* _What this task involves_: Print only the lines from the top of the data through the line with "blue_dashed_hi = [44.27, 46.81, 46.84, 46.36]", both included, skipping every picture.
** Start **
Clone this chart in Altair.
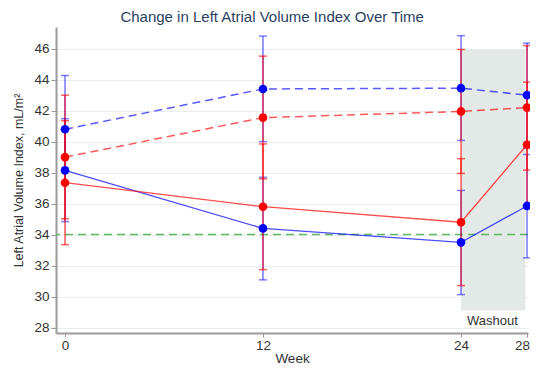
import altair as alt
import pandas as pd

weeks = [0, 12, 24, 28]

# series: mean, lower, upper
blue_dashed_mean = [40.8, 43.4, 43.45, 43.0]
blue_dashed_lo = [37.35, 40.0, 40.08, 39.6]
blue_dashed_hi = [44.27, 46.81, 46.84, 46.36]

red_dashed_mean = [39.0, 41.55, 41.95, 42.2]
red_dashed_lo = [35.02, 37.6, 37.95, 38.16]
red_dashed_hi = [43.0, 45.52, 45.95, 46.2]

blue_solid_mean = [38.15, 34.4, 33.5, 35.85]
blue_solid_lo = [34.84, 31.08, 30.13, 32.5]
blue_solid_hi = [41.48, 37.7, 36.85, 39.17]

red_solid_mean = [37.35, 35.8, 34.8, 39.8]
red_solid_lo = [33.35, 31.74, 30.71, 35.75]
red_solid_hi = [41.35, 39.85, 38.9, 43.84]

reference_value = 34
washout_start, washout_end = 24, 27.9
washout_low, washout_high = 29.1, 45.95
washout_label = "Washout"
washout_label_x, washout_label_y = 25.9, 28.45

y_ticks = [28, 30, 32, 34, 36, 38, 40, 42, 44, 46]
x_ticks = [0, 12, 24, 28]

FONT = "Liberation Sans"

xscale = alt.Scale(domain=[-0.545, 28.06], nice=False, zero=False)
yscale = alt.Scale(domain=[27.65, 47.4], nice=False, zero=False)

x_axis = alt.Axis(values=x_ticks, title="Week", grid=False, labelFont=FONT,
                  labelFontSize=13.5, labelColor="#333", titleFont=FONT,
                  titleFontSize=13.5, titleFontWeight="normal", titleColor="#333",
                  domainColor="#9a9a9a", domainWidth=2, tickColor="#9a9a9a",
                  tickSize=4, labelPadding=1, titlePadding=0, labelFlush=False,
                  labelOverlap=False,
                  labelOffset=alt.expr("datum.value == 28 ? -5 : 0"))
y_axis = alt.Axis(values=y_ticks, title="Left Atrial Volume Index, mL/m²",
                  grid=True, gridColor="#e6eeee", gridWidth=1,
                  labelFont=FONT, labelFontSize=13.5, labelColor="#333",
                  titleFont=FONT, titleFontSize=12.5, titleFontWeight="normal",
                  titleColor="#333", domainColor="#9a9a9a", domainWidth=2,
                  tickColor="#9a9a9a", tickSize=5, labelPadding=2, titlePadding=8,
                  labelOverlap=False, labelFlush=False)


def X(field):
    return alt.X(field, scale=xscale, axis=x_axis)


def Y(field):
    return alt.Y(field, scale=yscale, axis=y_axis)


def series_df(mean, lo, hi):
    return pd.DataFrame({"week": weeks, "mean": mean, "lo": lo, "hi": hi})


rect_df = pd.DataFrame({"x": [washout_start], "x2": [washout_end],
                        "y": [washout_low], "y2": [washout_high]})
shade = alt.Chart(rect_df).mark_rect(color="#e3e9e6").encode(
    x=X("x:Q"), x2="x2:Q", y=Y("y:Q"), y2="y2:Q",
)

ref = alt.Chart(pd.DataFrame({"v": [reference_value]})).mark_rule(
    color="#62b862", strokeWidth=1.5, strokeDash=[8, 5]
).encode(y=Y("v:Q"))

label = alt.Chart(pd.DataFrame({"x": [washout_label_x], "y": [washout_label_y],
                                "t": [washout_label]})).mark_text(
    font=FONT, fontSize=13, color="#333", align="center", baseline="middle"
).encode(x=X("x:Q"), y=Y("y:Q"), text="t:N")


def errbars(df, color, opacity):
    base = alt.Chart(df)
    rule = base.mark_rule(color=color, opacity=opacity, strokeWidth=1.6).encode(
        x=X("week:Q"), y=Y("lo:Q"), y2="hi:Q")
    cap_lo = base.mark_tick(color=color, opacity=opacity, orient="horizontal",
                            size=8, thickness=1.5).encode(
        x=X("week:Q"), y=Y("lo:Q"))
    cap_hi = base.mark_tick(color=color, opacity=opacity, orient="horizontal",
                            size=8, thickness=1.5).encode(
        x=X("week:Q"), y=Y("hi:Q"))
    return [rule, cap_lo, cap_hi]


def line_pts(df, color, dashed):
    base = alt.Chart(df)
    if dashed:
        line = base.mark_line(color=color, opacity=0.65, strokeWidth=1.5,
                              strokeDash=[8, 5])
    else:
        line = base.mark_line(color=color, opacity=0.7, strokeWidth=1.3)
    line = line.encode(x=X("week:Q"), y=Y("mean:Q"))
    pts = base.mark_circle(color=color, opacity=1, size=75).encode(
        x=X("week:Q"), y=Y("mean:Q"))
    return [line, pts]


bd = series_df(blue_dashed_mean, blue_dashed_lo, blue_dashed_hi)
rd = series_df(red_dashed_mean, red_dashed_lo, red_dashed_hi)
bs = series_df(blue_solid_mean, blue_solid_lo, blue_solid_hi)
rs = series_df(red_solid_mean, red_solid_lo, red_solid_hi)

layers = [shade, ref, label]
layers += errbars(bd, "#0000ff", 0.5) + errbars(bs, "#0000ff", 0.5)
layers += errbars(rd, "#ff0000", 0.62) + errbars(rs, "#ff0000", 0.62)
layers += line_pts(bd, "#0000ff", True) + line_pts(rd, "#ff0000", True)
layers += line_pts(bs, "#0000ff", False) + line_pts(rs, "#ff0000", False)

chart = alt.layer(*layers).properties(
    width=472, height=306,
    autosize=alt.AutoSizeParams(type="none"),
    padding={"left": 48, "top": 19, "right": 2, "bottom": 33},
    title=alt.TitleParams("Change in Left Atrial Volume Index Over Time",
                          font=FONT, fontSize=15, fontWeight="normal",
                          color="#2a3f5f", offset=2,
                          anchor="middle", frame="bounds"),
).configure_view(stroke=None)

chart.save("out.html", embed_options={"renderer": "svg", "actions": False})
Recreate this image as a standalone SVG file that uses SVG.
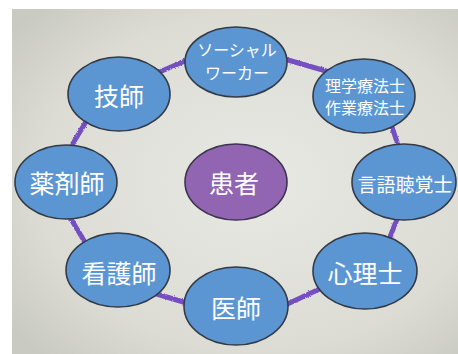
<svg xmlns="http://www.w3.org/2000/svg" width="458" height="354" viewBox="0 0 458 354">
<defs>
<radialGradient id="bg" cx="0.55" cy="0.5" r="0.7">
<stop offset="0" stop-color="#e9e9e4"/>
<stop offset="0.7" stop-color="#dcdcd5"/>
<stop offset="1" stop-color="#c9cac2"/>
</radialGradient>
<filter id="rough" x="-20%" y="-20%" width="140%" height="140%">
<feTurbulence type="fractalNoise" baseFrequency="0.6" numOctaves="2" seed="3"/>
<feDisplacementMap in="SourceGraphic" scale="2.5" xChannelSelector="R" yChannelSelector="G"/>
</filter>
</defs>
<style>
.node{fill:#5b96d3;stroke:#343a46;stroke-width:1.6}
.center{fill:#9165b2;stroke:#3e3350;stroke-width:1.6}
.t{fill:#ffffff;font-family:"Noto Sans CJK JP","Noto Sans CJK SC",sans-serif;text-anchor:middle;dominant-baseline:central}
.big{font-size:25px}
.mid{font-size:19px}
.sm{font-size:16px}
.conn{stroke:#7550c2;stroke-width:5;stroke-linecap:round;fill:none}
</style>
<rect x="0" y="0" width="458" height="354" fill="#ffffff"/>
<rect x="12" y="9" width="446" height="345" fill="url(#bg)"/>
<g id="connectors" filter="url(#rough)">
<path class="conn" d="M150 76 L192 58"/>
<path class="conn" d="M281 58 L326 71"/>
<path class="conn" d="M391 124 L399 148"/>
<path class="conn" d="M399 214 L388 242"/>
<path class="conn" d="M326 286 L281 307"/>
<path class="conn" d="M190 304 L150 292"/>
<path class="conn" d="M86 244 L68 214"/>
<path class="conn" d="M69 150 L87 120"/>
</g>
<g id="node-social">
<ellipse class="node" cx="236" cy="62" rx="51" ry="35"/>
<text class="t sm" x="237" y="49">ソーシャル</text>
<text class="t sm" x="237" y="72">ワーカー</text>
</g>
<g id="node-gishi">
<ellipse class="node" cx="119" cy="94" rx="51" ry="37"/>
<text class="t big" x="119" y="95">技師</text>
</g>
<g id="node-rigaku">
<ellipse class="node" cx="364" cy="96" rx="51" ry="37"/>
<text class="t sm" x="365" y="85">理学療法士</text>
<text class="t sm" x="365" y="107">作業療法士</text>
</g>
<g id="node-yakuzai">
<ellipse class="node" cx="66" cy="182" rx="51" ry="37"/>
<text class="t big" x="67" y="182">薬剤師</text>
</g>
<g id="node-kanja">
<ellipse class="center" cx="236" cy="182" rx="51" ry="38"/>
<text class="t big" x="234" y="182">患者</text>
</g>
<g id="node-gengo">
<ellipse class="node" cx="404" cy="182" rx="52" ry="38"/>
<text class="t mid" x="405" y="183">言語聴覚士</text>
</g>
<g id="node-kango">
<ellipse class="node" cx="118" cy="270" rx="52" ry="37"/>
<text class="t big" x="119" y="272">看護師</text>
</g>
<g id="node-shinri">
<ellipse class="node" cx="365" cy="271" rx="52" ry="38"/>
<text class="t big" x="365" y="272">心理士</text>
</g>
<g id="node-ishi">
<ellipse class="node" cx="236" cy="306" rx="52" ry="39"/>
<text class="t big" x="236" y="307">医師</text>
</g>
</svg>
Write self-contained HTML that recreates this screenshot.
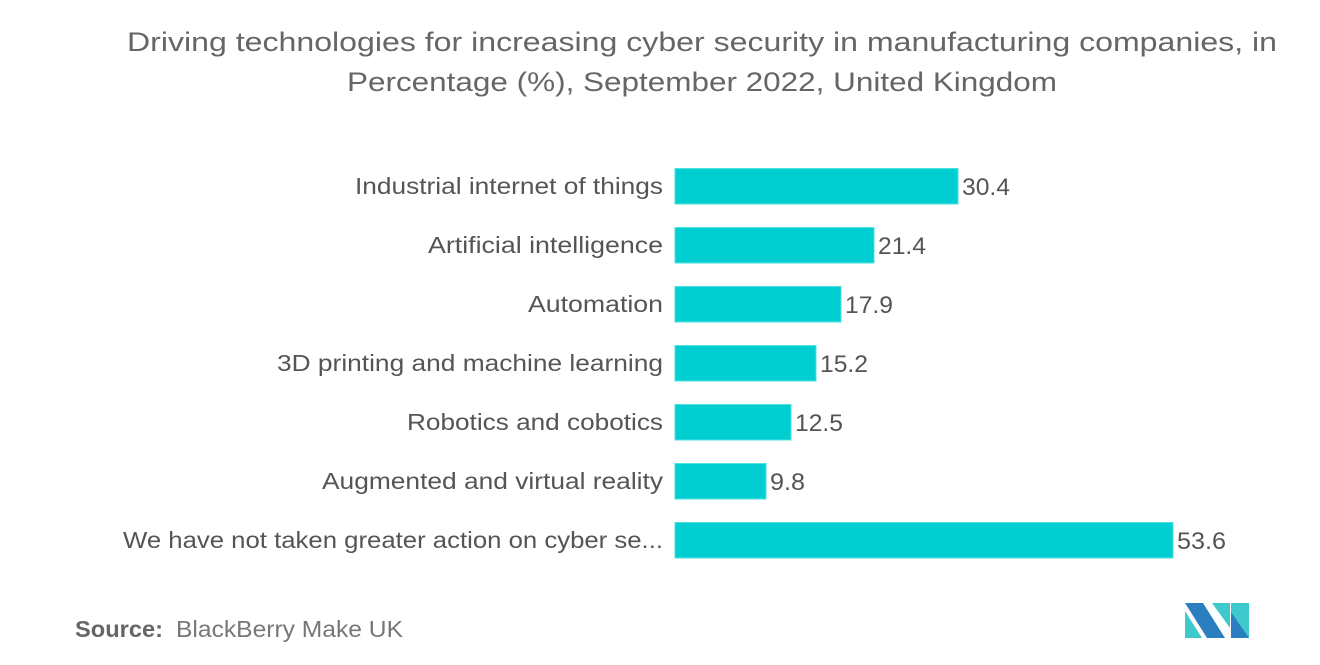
** End **
* _Exercise result_:
Clone this chart in Altair.
import altair as alt
import pandas as pd

weeks = [0, 12, 24, 28]

# series: mean, lower, upper
blue_dashed_mean = [40.8, 43.4, 43.45, 43.0]
blue_dashed_lo = [37.35, 40.0, 40.08, 39.6]
blue_dashed_hi = [44.27, 46.81, 46.84, 46.36]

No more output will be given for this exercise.